One out of every four deaths in the world linked to air pollution may be happening in India. But the country has one of the weakest standards globally for a key pollutant like PM2.5, an ultra-fine particulate. It has remained unchanged since being introduced a decade ago. Standards of various pollutants are set up with an evidence-based presumption that the related health implications would be minimal if the pollutant levels can be kept within the stipulated standard.

The Global Burden of Disease report of 2018 shows that about one million air pollution-triggered deaths had occurred in India in 2015 — the year till which the analysis was made — and the annual average of PM2.5 level in country had actually jumped from 60 to 74 micrograms per cubic metre of air during 1990-2015, the period during which India had arguably become a major global economy. The situation has clearly deteriorated since then, as a 2019 global survey report shows that seven out of the 10 most polluted cities in the world for PM 2.5 are now in India.

Last year, the National Clean Air Programme identified 102 cities in India which were found to have crossed the national limits for air pollutants, especially the particulates. The situation would have been poorer if the World Health Organization’s limit for PM2.5 — or 10 micrograms per cubic metre of air — were considered as benchmark. It is four times more stringent than our limit of 40 micrograms. The PM2.5 standards in most developed countries either tally with WHO guidelines or marginally vary — the United States of America has 12 micrograms — while many developing countries have more stringent standards compared to India.

A recent WHO report said, “The most comprehensive air pollution estimates available from both satellite and Indian ground-level measurements of fine particulate matter (PM2.5) indicate that 99.9% of the Indian population is estimated to live in areas where the World Health Organization (WHO) Air Quality Guideline of 10 µg/m3 for PM2.5 was exceeded in 2015”. The Indian government was in denial till it came to light that the Indian Institute of Technology Bombay was a collaborator in the study and 229 Indian experts contributed their research findings.

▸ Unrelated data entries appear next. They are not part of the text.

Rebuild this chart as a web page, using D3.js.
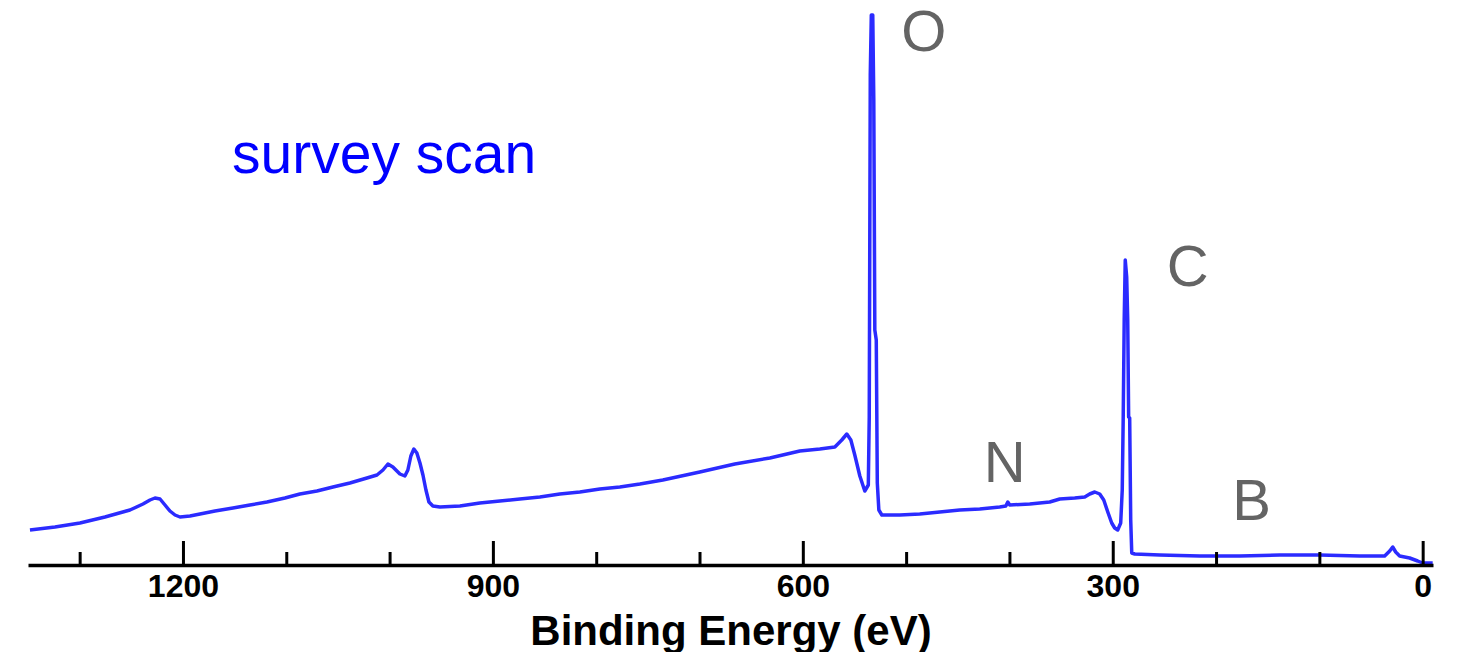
<!DOCTYPE html>
<html>
<head>
<meta charset="utf-8">
<script src="https://cdn.jsdelivr.net/npm/d3@7"></script>
<style>
  html, body { margin: 0; padding: 0; background: #fff; }
  svg { display: block; }
  text { font-family: "Liberation Sans", Arial, sans-serif; }
</style>
</head>
<body>
<svg id="chart" width="1460" height="652"></svg>
<script>
// survey spectrum (binding energy in eV, intensity in arb. units)
var energy = [
  1348.1, 1323.9, 1299.7, 1275.5, 1251.3, 1238.7, 1231.9, 1227.1, 1222.2, 1217.4,
  1212.6, 1207.7, 1202.9, 1193.2, 1183.5, 1169.0, 1151.6, 1135.2, 1118.7, 1101.3,
  1086.8, 1070.3, 1054.8, 1038.4, 1021.9, 1012.2, 1006.4, 1001.6, 996.8, 990.0,
  985.2, 982.3, 979.4, 976.5, 973.6, 970.6, 967.7, 964.8, 961.9, 958.1,
  951.3, 931.9, 912.6, 893.2, 873.9, 854.5, 835.2, 815.8, 796.5, 777.1,
  757.7, 735.5, 699.7, 665.8, 631.9, 602.9, 583.5, 569.0, 562.3, 557.4,
  553.5, 549.7, 544.8, 540.0, 536.6, 535.7, 534.7, 533.7, 532.3, 531.3,
  530.3, 528.9, 527.9, 526.4, 523.5, 506.1, 486.8, 467.4, 448.1, 428.7,
  409.4, 403.5, 401.6, 399.7, 380.3, 361.0, 351.3, 336.8, 327.1, 322.3,
  317.4, 312.6, 308.7, 304.8, 301.0, 298.1, 295.2, 292.3, 290.8, 289.9,
  288.9, 287.9, 286.5, 285.5, 284.6, 283.6, 282.6, 281.6, 278.7, 254.5,
  215.8, 177.1, 138.4, 99.7, 61.0, 36.8, 31.9, 29.0, 26.1, 22.3,
  12.6, 4.8, 0.0, -9.7
];
var intensity = [
  7.0, 7.6, 8.4, 9.6, 11.0, 12.2, 13.0, 13.4, 13.2, 12.0,
  10.8, 10.0, 9.6, 9.8, 10.2, 10.8, 11.4, 12.0, 12.6, 13.4,
  14.2, 14.8, 15.6, 16.4, 17.4, 18.0, 19.0, 20.2, 19.6, 18.2,
  17.8, 19.0, 21.8, 23.2, 22.4, 20.4, 18.0, 15.0, 12.6, 11.8,
  11.6, 11.8, 12.4, 12.8, 13.2, 13.6, 14.2, 14.6, 15.2, 15.6,
  16.2, 17.0, 18.6, 20.2, 21.4, 22.8, 23.2, 23.6, 25.0, 26.2,
  25.0, 22.0, 17.8, 14.8, 16.0, 29.6, 98.0, 110.0, 110.0, 93.0,
  47.0, 45.0, 16.4, 11.0, 10.0, 10.0, 10.2, 10.6, 11.0, 11.2,
  11.6, 11.8, 12.6, 12.0, 12.2, 12.6, 13.2, 13.4, 13.6, 14.2,
  14.6, 14.2, 13.0, 10.6, 8.4, 7.4, 7.0, 8.4, 15.0, 29.0,
  49.0, 61.0, 57.6, 49.0, 29.6, 29.4, 9.0, 2.4, 2.2, 2.0,
  1.8, 1.8, 2.0, 2.0, 1.8, 1.8, 2.8, 3.6, 2.6, 1.8,
  1.4, 0.8, 0.4, 0.4
];

var majorTicks = [1200, 900, 600, 300, 0];
var minorTicks = [1300, 1100, 1000, 800, 700, 500, 400, 200, 100];

var peakNames = ["O", "C", "N", "B"];
// label anchor: [energy, intensity] of each label's baseline centre
var peakLabelAt = [[482.9, 102.8], [227.4, 55.8], [404.5, 16.6], [165.5, 9.0]];

var svg = d3.select("#chart");

var x = d3.scaleLinear().domain([1350, -10]).range([28, 1433]);
var y = d3.scaleLinear().domain([0, 110]).range([565, 15]);

var points = energy.map(function(e, i) { return [e, intensity[i]]; });

// spectrum
svg.append("path")
  .datum(points)
  .attr("fill", "none")
  .attr("stroke", "#2b2bff")
  .attr("stroke-width", 3.5)
  .attr("stroke-linejoin", "round")
  .attr("d", d3.line().x(function(d) { return x(d[0]); }).y(function(d) { return y(d[1]); }));

// minor ticks
svg.append("g")
  .attr("transform", "translate(0,565)")
  .call(d3.axisBottom(x).tickValues(minorTicks).tickSize(-13).tickFormat(""))
  .call(function(g) {
    g.select(".domain").remove();
    g.selectAll(".tick line").attr("stroke", "#000").attr("stroke-width", 3);
  });

// major ticks + axis line
var ax = svg.append("g")
  .attr("transform", "translate(0,565)")
  .call(d3.axisBottom(x).tickValues(majorTicks).tickSize(-24).tickSizeOuter(0).tickFormat(d3.format("d")));

ax.select(".domain").attr("stroke", "#000").attr("stroke-width", 3.5);
ax.selectAll(".tick line").attr("stroke", "#000").attr("stroke-width", 3);
ax.selectAll(".tick text")
  .attr("y", 32)
  .attr("dy", 0)
  .attr("fill", "#000")
  .style("font-family", "'Liberation Sans', Arial, sans-serif")
  .style("font-size", "32px")
  .style("font-weight", "bold");

// axis title
svg.append("text")
  .attr("x", 731)
  .attr("y", 645)
  .attr("text-anchor", "middle")
  .style("font-size", "42px")
  .style("font-weight", "bold")
  .attr("fill", "#000")
  .text("Binding Energy (eV)");

// element labels
svg.selectAll(".peak")
  .data(peakNames)
  .enter()
  .append("text")
  .attr("class", "peak")
  .attr("x", function(d, i) { return x(peakLabelAt[i][0]); })
  .attr("y", function(d, i) { return y(peakLabelAt[i][1]); })
  .attr("text-anchor", "middle")
  .attr("fill", "#646464")
  .style("font-size", "58px")
  .text(function(d) { return d; });

svg.append("text")
  .attr("x", 232)
  .attr("y", 173)
  .attr("fill", "#0000ff")
  .style("font-size", "57px")
  .text("survey scan");
</script>
</body>
</html>
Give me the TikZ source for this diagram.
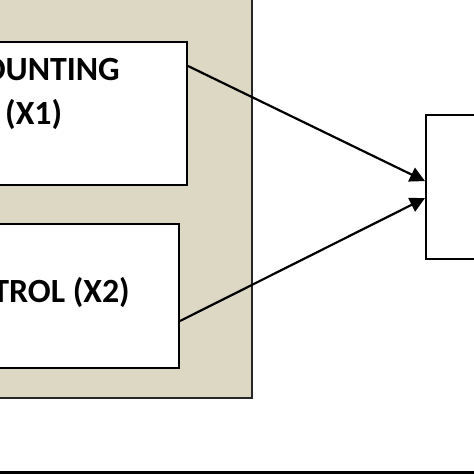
\documentclass[tikz,border=0pt]{standalone}
\usepackage{fontspec}
\setmainfont{Carlito}
\usetikzlibrary{arrows.meta,calc}
\definecolor{panelbeige}{RGB}{220,216,196}
\tikzset{
  boxstyle/.style={draw=black, fill=white, line width=2.2bp, inner sep=0pt},
  lbl/.style={font=\bfseries\fontsize{34}{38}\selectfont, inner sep=0pt, text=black},
  conn/.style={line width=2.2bp, -{Triangle[length=15bp,width=15bp]}}
}
\begin{document}
\begin{tikzpicture}[x=1bp,y=-1bp]
\useasboundingbox (0,0) rectangle (474,474);
\fill[white] (0,0) rectangle (474,474);
% beige panel
\node[draw=black!85, fill=panelbeige, line width=2.2bp, inner sep=0pt, minimum width=280bp, minimum height=420bp, anchor=south east] (panel) at (253,399) {};
% boxes
\node[boxstyle, minimum width=230bp, minimum height=143bp, anchor=north east] (b1) at (188,41) {};
\node[boxstyle, minimum width=220bp, minimum height=144bp, anchor=north east] (b2) at (180,223) {};
\node[boxstyle, minimum width=80bp, minimum height=144bp, anchor=north west] (r) at (425,114) {};
% labels
\node[lbl, anchor=base east] (t1) at (120,81) {ACCOUNTING};
\node[lbl, anchor=base west] (t2) at (5,125) {(X1)};
\node[lbl, anchor=base east] (t3) at (130,302) {CONTROL (X2)};
% connectors
\coordinate (s1) at ($(b1.north east)+(0,25)$);
\coordinate (s2) at ($(b2.north east)+(0,98)$);
\draw[conn] (s1) -- ($(r.west)+(0,-6)$);
\draw[conn] (s2) -- ($(r.west)+(0,11)$);
% bottom rule
\draw[line width=4bp] (0,472.5) -- (474,472.5);
\end{tikzpicture}
\end{document}
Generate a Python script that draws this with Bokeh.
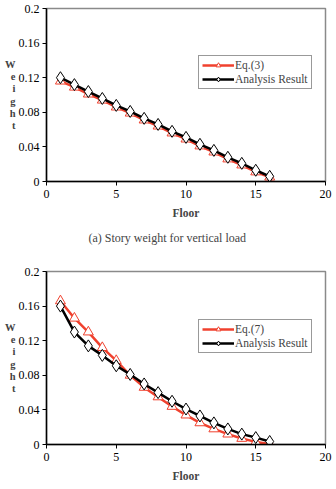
from bokeh.plotting import figure
from bokeh.models import Legend, LegendItem, FixedTicker, Range1d, Title
from bokeh.layouts import column
from bokeh.embed import file_html
from bokeh.resources import INLINE

floors = [1, 2, 3, 4, 5, 6, 7, 8, 9, 10, 11, 12, 13, 14, 15, 16]
eq3 = [0.116, 0.109, 0.101, 0.094, 0.086, 0.079, 0.071, 0.064, 0.056, 0.049, 0.041, 0.034, 0.026, 0.019, 0.011, 0.005]
analysis_a = [0.120, 0.112, 0.104, 0.096, 0.088, 0.081, 0.073, 0.066, 0.058, 0.051, 0.043, 0.036, 0.028, 0.021, 0.013, 0.006]
eq7 = [0.166, 0.146, 0.130, 0.112, 0.097, 0.080, 0.066, 0.055, 0.044, 0.034, 0.025, 0.018, 0.012, 0.007, 0.003, 0.0005]
analysis_b = [0.160, 0.130, 0.114, 0.103, 0.091, 0.081, 0.070, 0.060, 0.050, 0.041, 0.033, 0.025, 0.018, 0.012, 0.008, 0.0035]

x_ticks = [0, 5, 10, 15, 20]
y_ticks = [0, 0.04, 0.08, 0.12, 0.16, 0.2]
y_tick_labels = ["0", "0.04", "0.08", "0.12", "0.16", "0.2"]
ylabel_letters = ["W", "e", "i", "g", "h", "t"]
caption = "(a) Story weight for vertical load"

FONT = "Liberation Serif"
RED = "#f0412e"


def make_fig(height, top, bottom, eq_vals, an_vals, eq_label):
    p = figure(width=336, height=height, output_backend="svg", toolbar_location=None,
               x_range=Range1d(0, 20), y_range=Range1d(0, 0.2),
               min_border_left=46, min_border_right=11,
               min_border_top=top, min_border_bottom=bottom)
    p.xgrid.visible = False
    p.ygrid.visible = False
    p.outline_line_color = "#8a8a8a"
    p.outline_line_width = 1.5
    p.background_fill_color = "white"
    for ax in (p.xaxis[0], p.yaxis[0]):
        ax.axis_line_color = "black"
        ax.axis_line_width = 1.5
        ax.major_tick_line_color = "black"
        ax.major_tick_out = 4
        ax.major_tick_in = 0
        ax.minor_tick_line_color = None
        ax.major_label_text_font = FONT
        ax.major_label_text_font_size = "12px"
        ax.major_label_text_color = "black"
    p.xaxis.ticker = FixedTicker(ticks=x_ticks)
    p.yaxis.ticker = FixedTicker(ticks=y_ticks)
    p.yaxis.major_label_overrides = {t: s for t, s in zip(y_ticks, y_tick_labels)}
    p.xaxis.major_label_standoff = 4
    p.yaxis.major_label_standoff = 3
    p.xaxis.axis_label = "Floor"
    p.xaxis.axis_label_text_font = FONT
    p.xaxis.axis_label_text_font_style = "bold"
    p.xaxis.axis_label_text_font_size = "11.5px"
    p.xaxis.axis_label_standoff = 6
    p.yaxis.axis_label = "\n".join(ylabel_letters)
    p.yaxis.axis_label_orientation = "horizontal"
    p.yaxis.axis_label_text_font = FONT
    p.yaxis.axis_label_text_font_style = "bold"
    p.yaxis.axis_label_text_font_size = "10.5px"
    p.yaxis.axis_label_standoff = 0
    p.yaxis.axis_label_text_line_height = 1.1

    r1 = p.line(floors, eq_vals, line_color=RED, line_width=2.5)
    r2 = p.scatter(floors, eq_vals, marker="triangle", size=10, line_color=RED,
                   fill_color="white", line_width=1)
    r3 = p.line(floors, an_vals, line_color="black", line_width=2.5)
    r4 = p.scatter(floors, an_vals, marker="diamond", size=12, line_color="black",
                   fill_color="white", line_width=1)

    legend = Legend(items=[LegendItem(label=eq_label, renderers=[r1, r2]),
                           LegendItem(label="Analysis Result", renderers=[r3, r4])],
                    location=(152, 0), label_text_font=FONT, label_text_font_size="11.5px",
                    glyph_width=32, glyph_height=12, label_height=12, label_standoff=1,
                    spacing=2, padding=3, margin=0, border_line_color="#333333",
                    border_line_width=1.2, background_fill_alpha=1)
    p.add_layout(legend, "center")
    return p, legend


p1, lg1 = make_fig(258, 8, 77, eq3, analysis_a, "Eq.(3)")
lg1.location = (152, 92)
p1.add_layout(Title(text=caption, align="left", text_font=FONT, text_font_size="12px",
                    text_font_style="normal", offset=42, standoff=14), "below")

p2, lg2 = make_fig(231, 13, 45, eq7, analysis_b, "Eq.(7)")
lg2.location = (152, 91)

layout = column(p1, p2, spacing=0)
open("out.html", "w").write(file_html(layout, INLINE))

The WHO has made it clear that India can prevent 15 per cent of its air pollution-linked deaths — about 1,50,000 deaths every year — by limiting its air pollution level to 10 micrograms. This is not an easy task, but definitely worth pursuing as a long-term target. The first step in that direction is to modify the PM2.5 standard to be in tune with the WHO guidelines or close to the value chosen by most countries. According to key officials in the ministry, nobody in the corridors of Indira Paryavaran Bhawan — the office of the environment ministry — is thinking along these lines. The usual counter-argument is that environmental, socio-economic and other situations are far too different in this country to even attempt such a leapfrog of standards; even a section of environment experts go with this logic. But there are examples in India itself where environmental standards in sync with global benchmarks were demanded and even achieved. In the case of the soft drinks pesticide controversy, the Indian green fraternity, led by the Centre for Science and Environment, successfully pushed for standard equity; in the case of arsenic pollution in water, the previous national limit of 0.05 milligrams per litre was modified to a global limit five times more stringent — 0.01 mg/litre — after a whole host of scientific discussions.

Why, then, can we not emulate these models in the case of air pollution? In India the first air standards were put in place in 1982, revised in 1994, and the last revision happened in 2009, when the PM2.5 standard was introduced. The time is clearly ripe for initiating another appropriate revision. India aspires to be an economy worth five trillion dollars in another five years; it can make an honest attempt to clean its air.